> _WHAT IS ASKED_: Filter the entries below, keeping only lines with the word "React".

> _GIVEN DATA_:

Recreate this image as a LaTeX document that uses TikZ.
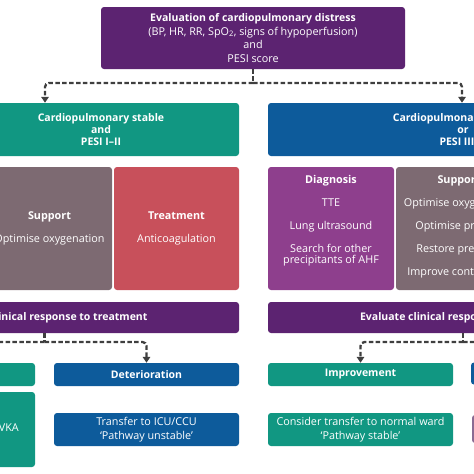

...

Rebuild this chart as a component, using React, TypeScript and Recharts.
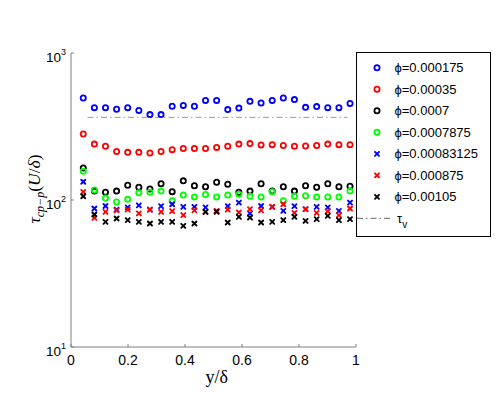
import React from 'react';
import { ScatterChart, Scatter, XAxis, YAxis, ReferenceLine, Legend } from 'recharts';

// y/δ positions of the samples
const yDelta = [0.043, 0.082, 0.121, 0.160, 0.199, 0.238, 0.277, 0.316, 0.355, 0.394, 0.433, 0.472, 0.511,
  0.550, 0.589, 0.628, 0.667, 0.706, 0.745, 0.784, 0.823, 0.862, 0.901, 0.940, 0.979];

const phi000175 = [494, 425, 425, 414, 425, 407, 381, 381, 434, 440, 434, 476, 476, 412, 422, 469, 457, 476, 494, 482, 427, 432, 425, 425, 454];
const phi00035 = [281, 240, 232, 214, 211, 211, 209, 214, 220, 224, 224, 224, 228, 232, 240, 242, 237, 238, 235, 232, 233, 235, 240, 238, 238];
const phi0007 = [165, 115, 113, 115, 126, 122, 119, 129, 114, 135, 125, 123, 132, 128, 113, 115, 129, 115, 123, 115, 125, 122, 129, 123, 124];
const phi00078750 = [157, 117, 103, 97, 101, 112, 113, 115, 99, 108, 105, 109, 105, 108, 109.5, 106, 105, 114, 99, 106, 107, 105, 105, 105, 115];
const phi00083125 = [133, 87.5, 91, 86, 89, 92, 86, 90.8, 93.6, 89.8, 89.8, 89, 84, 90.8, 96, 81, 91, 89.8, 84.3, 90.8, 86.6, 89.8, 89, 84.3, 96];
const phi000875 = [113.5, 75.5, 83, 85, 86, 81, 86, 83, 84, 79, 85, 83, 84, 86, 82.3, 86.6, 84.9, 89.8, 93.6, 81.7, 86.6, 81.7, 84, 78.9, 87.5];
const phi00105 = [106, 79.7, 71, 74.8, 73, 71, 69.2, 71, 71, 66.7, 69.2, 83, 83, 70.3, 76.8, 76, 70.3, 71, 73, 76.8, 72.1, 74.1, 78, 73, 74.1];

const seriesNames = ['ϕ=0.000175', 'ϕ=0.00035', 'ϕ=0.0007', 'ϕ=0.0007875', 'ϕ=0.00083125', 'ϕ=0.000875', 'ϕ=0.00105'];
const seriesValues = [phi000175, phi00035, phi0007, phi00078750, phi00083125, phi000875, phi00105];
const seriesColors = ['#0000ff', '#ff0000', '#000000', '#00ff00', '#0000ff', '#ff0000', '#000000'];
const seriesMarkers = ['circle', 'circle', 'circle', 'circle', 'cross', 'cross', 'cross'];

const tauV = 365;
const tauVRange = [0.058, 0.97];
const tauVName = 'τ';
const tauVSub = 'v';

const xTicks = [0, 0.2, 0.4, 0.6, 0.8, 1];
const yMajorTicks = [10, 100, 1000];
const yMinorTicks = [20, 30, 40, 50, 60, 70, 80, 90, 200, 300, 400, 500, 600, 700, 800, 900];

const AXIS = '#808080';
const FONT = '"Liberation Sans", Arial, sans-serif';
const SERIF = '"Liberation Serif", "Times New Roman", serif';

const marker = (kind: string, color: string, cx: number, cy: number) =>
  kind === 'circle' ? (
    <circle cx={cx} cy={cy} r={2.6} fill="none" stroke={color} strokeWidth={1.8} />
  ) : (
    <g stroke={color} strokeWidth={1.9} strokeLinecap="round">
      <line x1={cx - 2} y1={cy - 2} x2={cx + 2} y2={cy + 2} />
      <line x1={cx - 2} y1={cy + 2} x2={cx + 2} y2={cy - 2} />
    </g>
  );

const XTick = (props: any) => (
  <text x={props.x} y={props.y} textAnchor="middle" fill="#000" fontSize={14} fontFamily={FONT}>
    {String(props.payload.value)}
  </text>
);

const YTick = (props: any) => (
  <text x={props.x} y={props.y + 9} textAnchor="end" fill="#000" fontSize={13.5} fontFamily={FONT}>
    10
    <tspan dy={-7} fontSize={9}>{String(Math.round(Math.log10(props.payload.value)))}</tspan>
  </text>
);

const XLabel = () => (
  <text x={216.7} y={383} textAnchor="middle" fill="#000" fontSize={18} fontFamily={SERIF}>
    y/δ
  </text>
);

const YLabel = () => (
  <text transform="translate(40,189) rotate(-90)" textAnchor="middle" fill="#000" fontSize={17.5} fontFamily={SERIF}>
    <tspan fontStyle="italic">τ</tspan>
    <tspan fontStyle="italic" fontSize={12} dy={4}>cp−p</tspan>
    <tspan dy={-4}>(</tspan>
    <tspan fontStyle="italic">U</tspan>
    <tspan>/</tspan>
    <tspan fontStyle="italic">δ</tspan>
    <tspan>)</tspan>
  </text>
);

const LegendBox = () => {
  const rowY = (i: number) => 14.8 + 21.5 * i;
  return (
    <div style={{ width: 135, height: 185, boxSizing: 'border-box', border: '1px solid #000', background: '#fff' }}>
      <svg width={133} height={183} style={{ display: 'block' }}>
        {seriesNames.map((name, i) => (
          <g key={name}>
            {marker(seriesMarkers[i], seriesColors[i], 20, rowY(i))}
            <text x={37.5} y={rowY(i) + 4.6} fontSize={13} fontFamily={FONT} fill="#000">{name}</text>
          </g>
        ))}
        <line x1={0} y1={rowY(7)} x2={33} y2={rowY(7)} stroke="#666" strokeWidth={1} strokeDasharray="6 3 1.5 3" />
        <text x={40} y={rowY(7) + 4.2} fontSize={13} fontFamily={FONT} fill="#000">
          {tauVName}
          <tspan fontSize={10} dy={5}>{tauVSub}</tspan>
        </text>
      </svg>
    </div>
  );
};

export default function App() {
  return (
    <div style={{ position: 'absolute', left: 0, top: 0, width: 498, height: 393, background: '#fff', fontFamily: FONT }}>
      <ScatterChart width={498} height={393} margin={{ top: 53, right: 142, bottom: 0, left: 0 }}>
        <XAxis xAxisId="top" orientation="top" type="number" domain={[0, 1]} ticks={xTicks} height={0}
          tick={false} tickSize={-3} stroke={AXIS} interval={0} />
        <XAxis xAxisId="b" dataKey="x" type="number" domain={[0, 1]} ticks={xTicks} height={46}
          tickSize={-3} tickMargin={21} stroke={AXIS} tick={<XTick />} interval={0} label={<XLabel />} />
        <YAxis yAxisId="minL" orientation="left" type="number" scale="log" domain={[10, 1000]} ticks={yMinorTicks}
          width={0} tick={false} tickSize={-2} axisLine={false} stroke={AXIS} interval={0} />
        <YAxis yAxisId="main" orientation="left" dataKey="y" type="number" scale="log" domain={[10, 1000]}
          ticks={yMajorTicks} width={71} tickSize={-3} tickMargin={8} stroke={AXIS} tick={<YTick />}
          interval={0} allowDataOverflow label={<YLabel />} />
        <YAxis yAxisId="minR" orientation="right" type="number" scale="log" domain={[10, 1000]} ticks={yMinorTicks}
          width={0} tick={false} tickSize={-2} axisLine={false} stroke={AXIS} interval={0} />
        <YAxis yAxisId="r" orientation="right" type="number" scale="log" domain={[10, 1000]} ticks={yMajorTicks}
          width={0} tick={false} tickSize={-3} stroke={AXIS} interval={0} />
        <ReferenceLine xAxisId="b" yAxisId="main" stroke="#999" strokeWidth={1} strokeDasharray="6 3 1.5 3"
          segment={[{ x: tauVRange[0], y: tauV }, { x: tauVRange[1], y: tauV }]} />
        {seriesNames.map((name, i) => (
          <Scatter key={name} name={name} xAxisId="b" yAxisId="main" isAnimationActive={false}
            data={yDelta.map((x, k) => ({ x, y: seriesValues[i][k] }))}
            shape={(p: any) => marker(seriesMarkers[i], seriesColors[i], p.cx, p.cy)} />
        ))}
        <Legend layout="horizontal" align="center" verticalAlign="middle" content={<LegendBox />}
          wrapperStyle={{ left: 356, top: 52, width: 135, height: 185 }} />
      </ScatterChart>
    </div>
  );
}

> _ANSWER TO THIS TASK_:
Rebuild this chart as a component, using React, TypeScript and Recharts.
import React from 'react';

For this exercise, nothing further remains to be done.